What is the number of lines that include the word "matplotlib"? Provide only that figure.

■ ■ ■ ■

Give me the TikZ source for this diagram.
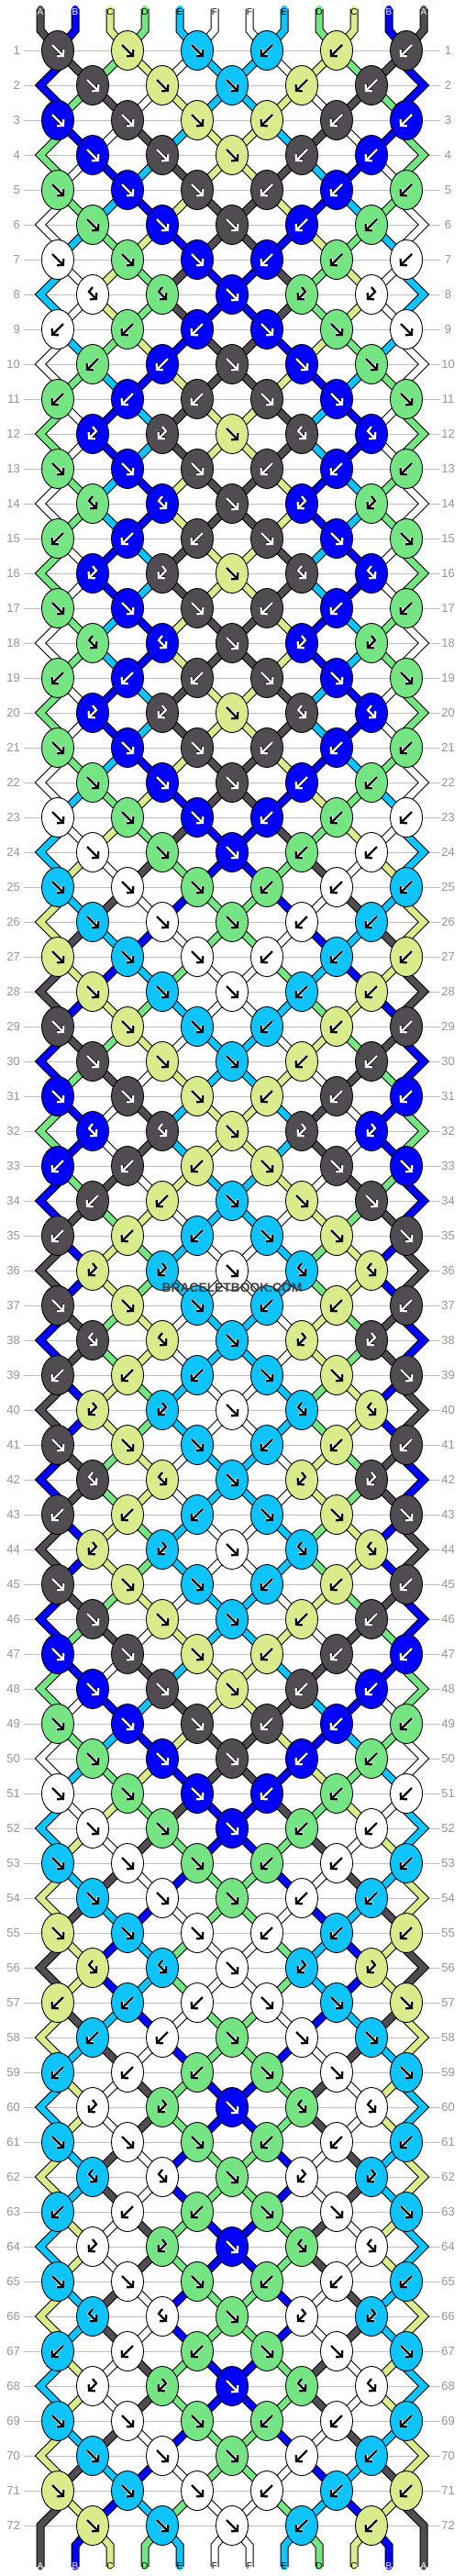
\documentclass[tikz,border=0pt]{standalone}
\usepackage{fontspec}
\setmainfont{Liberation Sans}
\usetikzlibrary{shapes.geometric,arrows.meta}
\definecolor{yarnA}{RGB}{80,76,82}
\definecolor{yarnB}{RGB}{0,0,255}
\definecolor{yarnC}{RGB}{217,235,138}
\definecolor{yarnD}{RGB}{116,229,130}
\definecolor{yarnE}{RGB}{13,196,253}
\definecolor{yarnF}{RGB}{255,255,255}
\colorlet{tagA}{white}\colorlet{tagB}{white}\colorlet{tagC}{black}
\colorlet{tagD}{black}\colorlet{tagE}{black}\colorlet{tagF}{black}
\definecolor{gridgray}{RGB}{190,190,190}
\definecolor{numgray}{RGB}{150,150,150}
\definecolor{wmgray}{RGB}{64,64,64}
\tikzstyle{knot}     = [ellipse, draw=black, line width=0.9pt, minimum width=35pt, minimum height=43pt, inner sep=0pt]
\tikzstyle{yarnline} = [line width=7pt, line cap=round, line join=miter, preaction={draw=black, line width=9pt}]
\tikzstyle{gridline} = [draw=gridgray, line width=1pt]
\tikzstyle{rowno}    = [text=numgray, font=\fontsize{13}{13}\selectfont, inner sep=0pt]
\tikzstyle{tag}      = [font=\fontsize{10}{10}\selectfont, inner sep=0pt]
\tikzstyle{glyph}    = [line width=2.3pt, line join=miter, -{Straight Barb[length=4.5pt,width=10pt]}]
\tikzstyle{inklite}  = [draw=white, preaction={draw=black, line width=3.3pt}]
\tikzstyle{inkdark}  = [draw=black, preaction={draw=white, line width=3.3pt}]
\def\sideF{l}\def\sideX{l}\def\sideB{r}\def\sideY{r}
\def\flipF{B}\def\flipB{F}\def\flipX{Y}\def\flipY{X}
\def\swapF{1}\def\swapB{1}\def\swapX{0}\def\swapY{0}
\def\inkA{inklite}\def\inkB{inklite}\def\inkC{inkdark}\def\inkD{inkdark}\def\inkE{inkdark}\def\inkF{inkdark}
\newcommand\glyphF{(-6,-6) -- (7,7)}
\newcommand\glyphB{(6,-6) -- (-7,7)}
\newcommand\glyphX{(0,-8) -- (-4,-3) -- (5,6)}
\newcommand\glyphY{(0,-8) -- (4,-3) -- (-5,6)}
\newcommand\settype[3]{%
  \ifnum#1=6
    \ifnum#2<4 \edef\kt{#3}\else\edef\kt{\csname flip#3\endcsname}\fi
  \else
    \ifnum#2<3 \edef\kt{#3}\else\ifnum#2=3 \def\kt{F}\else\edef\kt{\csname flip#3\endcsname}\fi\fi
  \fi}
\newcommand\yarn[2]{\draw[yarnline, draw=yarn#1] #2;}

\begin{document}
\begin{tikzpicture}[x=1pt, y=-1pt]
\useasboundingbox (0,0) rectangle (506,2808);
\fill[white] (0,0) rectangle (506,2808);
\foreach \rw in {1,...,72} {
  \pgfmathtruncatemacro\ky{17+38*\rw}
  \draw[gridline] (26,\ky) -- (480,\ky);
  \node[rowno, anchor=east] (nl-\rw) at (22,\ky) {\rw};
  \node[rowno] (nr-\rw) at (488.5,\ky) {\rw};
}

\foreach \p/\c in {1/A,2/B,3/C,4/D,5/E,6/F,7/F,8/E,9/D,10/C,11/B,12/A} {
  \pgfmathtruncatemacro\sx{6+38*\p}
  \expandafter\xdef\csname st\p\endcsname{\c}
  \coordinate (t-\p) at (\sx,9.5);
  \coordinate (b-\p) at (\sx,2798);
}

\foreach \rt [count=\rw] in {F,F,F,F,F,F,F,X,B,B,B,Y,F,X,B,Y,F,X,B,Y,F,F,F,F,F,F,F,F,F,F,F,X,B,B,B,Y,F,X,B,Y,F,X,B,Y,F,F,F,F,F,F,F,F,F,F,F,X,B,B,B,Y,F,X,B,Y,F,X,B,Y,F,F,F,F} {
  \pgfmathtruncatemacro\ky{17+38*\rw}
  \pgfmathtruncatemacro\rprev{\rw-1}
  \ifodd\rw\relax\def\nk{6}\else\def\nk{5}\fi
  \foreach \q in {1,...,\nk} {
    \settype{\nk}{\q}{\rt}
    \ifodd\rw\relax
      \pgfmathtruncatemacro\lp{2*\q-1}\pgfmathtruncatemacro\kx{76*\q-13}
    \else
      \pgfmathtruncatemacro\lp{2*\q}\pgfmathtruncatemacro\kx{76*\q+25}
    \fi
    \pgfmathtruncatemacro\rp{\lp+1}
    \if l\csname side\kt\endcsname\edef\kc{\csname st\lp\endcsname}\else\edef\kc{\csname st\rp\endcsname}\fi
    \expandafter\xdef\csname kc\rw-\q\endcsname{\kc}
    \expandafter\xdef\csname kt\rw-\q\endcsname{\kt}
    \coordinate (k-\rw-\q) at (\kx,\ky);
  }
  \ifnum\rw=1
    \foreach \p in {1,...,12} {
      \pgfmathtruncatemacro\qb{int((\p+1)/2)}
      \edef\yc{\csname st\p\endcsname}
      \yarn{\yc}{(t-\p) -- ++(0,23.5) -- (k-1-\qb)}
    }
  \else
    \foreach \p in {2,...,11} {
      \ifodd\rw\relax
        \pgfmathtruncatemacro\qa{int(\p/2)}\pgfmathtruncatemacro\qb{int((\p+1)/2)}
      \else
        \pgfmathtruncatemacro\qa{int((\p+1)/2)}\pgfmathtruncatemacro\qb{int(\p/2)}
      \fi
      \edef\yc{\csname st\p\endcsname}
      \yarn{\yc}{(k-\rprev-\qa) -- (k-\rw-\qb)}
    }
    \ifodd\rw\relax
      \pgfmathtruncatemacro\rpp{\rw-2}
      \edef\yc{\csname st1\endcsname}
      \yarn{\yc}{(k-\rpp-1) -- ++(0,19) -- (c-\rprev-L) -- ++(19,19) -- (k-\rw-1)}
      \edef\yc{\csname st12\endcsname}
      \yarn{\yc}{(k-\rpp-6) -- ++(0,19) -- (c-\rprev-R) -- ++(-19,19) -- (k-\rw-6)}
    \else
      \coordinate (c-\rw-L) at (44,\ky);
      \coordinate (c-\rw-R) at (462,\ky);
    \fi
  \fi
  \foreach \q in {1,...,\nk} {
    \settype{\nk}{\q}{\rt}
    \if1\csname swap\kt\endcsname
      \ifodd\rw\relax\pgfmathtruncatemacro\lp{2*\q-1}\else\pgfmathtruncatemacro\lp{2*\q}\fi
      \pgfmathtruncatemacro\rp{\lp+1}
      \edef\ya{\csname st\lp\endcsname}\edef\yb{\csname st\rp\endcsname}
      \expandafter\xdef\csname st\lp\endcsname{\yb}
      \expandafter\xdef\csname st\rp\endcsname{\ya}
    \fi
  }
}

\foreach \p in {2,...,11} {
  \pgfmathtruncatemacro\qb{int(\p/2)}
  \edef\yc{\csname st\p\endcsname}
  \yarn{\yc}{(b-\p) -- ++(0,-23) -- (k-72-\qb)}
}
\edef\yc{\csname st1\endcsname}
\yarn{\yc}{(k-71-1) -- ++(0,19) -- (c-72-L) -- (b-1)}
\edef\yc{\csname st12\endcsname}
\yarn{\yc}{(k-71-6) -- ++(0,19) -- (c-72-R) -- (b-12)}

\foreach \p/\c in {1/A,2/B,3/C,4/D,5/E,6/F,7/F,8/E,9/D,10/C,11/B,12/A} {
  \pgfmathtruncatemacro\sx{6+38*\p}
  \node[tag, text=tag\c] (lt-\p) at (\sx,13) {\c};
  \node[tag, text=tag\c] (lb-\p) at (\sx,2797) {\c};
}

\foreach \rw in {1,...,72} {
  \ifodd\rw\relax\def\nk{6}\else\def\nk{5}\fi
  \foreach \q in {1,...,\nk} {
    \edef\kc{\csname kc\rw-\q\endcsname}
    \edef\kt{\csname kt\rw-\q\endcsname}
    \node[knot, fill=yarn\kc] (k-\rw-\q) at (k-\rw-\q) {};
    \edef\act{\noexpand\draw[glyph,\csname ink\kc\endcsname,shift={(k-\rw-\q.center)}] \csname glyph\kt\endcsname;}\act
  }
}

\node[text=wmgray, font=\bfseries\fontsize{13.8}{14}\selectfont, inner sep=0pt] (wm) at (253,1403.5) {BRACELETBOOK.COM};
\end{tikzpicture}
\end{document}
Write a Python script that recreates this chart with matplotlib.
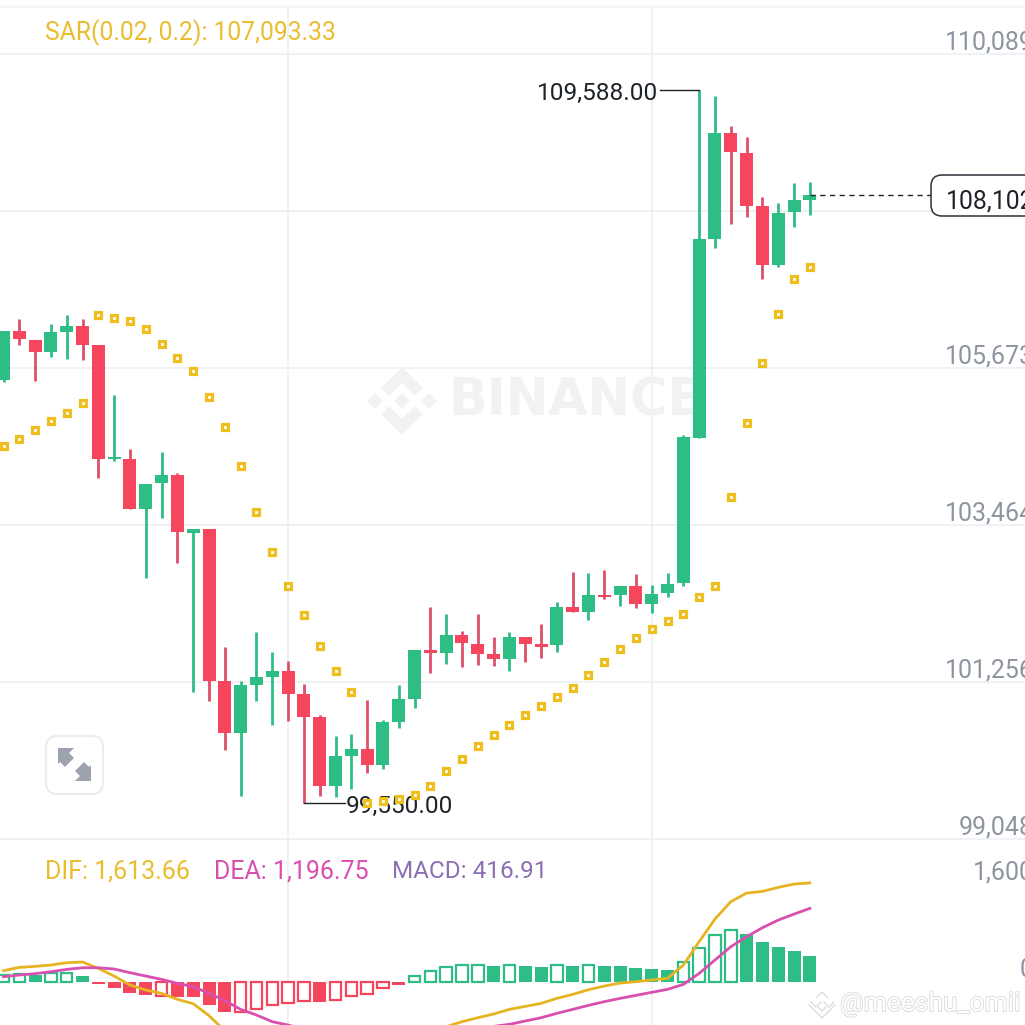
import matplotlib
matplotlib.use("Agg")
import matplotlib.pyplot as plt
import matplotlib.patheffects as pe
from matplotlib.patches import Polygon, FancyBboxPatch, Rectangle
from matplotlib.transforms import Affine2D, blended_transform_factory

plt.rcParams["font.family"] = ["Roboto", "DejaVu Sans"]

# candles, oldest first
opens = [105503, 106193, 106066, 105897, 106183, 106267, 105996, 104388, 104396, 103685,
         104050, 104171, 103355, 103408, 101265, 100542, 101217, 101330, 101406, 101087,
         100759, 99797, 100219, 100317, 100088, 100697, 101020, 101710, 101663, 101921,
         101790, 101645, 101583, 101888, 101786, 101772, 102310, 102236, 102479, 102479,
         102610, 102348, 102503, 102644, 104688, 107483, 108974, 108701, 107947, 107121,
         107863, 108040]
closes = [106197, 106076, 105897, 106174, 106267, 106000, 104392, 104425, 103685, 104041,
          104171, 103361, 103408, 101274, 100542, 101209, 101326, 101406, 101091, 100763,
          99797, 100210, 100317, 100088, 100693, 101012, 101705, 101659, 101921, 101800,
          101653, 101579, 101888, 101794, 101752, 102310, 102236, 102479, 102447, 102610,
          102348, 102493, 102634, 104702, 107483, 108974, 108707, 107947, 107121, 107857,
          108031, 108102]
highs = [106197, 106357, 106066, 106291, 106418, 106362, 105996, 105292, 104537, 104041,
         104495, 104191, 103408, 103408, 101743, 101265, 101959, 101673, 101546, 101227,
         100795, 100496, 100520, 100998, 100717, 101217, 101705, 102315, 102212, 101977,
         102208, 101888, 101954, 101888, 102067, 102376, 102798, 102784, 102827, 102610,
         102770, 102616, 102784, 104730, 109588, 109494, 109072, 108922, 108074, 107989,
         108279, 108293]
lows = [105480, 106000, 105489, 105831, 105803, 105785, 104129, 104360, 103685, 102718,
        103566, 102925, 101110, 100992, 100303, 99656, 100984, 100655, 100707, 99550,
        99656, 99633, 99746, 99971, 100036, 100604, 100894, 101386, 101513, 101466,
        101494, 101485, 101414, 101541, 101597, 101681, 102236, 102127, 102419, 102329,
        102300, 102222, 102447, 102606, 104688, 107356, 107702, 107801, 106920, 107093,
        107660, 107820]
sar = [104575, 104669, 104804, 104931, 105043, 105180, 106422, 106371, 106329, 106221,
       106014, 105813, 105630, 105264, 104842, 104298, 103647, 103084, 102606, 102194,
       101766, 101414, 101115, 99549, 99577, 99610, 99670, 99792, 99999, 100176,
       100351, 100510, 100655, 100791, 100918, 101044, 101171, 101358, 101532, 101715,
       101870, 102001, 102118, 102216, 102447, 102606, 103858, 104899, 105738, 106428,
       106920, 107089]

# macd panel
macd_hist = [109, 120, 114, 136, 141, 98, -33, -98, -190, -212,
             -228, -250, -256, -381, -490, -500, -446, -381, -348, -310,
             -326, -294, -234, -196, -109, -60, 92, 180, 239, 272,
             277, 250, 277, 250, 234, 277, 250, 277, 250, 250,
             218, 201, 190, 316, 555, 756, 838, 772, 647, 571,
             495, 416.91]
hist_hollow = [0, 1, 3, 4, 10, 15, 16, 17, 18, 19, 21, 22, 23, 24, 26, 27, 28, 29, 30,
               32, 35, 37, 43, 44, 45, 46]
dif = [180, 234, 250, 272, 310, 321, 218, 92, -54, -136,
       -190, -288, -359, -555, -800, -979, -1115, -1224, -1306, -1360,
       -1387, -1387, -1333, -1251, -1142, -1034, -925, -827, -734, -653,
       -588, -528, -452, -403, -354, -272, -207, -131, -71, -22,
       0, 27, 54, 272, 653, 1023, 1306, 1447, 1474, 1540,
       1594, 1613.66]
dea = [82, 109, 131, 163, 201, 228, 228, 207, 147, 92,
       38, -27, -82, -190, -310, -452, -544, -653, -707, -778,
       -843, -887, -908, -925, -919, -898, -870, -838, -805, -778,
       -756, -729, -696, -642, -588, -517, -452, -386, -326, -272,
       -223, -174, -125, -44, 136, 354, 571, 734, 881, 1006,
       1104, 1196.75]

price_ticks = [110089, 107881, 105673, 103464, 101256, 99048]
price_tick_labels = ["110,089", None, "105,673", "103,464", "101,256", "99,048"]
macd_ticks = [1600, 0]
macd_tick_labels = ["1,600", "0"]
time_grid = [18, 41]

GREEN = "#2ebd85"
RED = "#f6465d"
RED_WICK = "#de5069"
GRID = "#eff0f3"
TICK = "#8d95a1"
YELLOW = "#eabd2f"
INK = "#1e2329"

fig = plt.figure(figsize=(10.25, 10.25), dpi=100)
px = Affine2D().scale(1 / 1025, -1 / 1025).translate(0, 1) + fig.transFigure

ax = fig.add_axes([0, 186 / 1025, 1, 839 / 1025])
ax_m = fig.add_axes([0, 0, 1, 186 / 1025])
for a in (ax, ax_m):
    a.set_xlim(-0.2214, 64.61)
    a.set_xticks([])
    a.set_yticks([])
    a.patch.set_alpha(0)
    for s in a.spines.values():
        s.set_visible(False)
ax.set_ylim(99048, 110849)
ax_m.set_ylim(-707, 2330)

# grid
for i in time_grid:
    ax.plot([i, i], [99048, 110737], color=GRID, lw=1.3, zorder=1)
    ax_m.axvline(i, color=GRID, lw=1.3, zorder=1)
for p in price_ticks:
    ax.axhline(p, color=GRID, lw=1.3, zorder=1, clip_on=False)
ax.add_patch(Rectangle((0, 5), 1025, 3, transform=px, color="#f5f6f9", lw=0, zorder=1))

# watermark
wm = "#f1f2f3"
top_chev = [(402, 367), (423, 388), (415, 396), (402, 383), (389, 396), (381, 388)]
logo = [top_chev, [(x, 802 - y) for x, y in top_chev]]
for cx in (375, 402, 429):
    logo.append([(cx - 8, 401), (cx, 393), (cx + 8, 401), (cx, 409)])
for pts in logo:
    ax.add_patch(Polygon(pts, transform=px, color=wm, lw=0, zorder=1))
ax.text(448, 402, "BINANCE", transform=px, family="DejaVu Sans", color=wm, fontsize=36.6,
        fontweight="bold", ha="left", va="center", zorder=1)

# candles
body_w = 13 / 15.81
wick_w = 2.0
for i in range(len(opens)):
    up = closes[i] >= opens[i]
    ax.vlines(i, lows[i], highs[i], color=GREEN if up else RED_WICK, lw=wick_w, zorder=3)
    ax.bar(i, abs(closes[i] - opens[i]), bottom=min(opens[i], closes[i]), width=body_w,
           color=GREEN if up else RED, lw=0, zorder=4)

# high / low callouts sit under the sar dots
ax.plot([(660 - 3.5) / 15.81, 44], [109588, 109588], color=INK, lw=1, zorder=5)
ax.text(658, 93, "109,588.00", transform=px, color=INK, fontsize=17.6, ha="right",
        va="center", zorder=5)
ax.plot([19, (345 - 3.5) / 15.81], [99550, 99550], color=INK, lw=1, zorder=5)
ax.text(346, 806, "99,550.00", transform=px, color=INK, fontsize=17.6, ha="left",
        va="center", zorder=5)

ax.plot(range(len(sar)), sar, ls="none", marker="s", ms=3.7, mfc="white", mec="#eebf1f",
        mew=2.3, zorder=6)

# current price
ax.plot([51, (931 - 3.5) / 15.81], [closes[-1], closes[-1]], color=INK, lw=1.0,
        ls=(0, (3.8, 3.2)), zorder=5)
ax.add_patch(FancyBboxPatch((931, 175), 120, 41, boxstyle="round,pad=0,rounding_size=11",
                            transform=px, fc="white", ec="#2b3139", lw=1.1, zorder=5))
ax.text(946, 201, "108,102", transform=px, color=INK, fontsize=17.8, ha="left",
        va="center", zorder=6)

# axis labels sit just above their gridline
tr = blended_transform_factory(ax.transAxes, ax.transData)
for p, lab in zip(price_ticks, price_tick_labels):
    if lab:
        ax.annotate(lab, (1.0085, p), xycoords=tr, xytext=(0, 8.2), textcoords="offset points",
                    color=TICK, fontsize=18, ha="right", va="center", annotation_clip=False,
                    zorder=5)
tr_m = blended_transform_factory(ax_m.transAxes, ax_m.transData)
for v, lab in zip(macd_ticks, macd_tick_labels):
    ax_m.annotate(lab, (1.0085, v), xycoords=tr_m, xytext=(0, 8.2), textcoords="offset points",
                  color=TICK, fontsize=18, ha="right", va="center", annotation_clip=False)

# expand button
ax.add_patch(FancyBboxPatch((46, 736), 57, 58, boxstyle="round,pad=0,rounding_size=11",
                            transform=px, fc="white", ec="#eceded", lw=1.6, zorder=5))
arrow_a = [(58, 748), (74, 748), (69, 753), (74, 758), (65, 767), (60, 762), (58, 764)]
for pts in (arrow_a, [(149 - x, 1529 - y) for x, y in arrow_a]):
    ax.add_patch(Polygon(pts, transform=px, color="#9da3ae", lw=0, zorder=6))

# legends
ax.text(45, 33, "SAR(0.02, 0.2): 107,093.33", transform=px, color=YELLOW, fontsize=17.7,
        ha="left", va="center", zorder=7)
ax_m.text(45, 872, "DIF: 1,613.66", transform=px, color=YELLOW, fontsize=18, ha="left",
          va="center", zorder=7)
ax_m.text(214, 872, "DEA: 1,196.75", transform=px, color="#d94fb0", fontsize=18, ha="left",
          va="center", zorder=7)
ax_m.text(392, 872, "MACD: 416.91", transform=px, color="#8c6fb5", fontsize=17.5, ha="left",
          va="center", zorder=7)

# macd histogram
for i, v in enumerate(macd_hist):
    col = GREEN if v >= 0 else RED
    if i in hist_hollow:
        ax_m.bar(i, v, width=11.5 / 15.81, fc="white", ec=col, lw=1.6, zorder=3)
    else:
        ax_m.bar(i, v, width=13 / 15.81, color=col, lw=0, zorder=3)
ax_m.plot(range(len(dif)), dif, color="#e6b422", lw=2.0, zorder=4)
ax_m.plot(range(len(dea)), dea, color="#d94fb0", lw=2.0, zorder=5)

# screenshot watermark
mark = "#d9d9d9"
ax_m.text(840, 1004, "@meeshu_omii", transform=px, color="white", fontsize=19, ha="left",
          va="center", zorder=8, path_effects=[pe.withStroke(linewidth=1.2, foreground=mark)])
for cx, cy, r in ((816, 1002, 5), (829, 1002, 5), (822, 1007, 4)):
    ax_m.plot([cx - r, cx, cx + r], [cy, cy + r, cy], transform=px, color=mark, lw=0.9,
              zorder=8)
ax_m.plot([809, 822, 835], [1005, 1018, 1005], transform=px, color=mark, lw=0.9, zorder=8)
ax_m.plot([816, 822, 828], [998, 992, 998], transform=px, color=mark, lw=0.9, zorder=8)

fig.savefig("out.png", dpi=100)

■ ■ ■ ■

- _The output_: 7